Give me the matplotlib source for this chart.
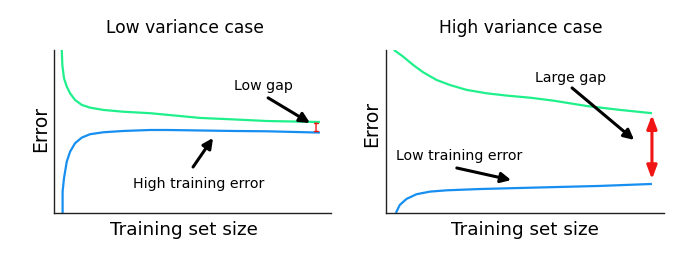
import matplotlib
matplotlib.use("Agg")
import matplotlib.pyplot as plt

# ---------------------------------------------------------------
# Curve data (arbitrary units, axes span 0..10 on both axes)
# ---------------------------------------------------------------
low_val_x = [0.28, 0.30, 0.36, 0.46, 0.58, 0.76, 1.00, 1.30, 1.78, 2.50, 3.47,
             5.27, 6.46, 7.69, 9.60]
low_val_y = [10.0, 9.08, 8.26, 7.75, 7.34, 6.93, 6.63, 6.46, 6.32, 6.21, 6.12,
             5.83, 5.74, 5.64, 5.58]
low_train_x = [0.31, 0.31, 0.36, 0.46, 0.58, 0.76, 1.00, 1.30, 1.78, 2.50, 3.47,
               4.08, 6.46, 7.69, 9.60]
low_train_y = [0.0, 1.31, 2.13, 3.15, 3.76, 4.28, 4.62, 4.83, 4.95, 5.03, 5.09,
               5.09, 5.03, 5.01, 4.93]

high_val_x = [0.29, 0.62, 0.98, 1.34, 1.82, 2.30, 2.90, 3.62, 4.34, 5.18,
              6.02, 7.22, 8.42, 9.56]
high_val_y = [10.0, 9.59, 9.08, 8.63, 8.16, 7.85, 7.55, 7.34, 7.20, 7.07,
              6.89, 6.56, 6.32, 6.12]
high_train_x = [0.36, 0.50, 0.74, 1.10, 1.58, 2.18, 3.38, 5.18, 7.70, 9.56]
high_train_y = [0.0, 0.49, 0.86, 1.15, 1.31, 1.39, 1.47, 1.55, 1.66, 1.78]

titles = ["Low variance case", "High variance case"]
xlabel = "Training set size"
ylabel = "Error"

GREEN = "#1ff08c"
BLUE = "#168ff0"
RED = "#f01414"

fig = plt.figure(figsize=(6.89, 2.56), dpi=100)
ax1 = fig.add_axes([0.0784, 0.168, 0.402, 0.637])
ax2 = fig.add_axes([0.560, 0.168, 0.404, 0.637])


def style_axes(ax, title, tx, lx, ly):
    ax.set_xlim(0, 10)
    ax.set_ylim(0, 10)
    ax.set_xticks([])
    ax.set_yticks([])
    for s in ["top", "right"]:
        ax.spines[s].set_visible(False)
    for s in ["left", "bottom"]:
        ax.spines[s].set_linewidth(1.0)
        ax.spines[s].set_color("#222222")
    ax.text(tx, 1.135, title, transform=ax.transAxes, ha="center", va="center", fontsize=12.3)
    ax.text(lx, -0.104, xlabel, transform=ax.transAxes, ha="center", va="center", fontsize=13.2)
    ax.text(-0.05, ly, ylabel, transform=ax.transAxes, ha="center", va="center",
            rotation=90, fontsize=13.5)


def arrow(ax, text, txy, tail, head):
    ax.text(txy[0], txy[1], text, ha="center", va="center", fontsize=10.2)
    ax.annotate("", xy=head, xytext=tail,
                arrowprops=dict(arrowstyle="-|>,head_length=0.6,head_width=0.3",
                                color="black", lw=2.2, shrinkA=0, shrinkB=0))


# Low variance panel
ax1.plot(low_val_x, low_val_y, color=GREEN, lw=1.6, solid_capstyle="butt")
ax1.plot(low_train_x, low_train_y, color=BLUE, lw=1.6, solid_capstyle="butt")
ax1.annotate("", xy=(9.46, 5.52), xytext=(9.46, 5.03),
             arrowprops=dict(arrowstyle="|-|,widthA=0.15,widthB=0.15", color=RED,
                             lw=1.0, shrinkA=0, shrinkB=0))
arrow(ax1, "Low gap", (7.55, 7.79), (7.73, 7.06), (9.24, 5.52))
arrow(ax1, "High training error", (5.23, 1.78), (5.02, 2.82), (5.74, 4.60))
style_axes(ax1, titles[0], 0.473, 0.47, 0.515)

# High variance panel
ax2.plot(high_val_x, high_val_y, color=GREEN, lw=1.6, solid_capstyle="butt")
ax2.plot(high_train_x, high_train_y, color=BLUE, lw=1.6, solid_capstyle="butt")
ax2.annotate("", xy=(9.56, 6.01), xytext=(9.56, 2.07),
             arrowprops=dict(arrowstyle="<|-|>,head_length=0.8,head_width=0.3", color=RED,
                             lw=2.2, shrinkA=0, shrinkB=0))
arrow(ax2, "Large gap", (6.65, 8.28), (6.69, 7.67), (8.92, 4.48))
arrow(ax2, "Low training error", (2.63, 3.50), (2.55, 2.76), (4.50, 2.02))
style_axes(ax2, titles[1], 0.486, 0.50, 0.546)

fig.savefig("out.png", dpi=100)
= = =
What you should do:
Count the lines of the listing above that include the word "matplotlib" and state the total with nothing else.

Worked solution:
4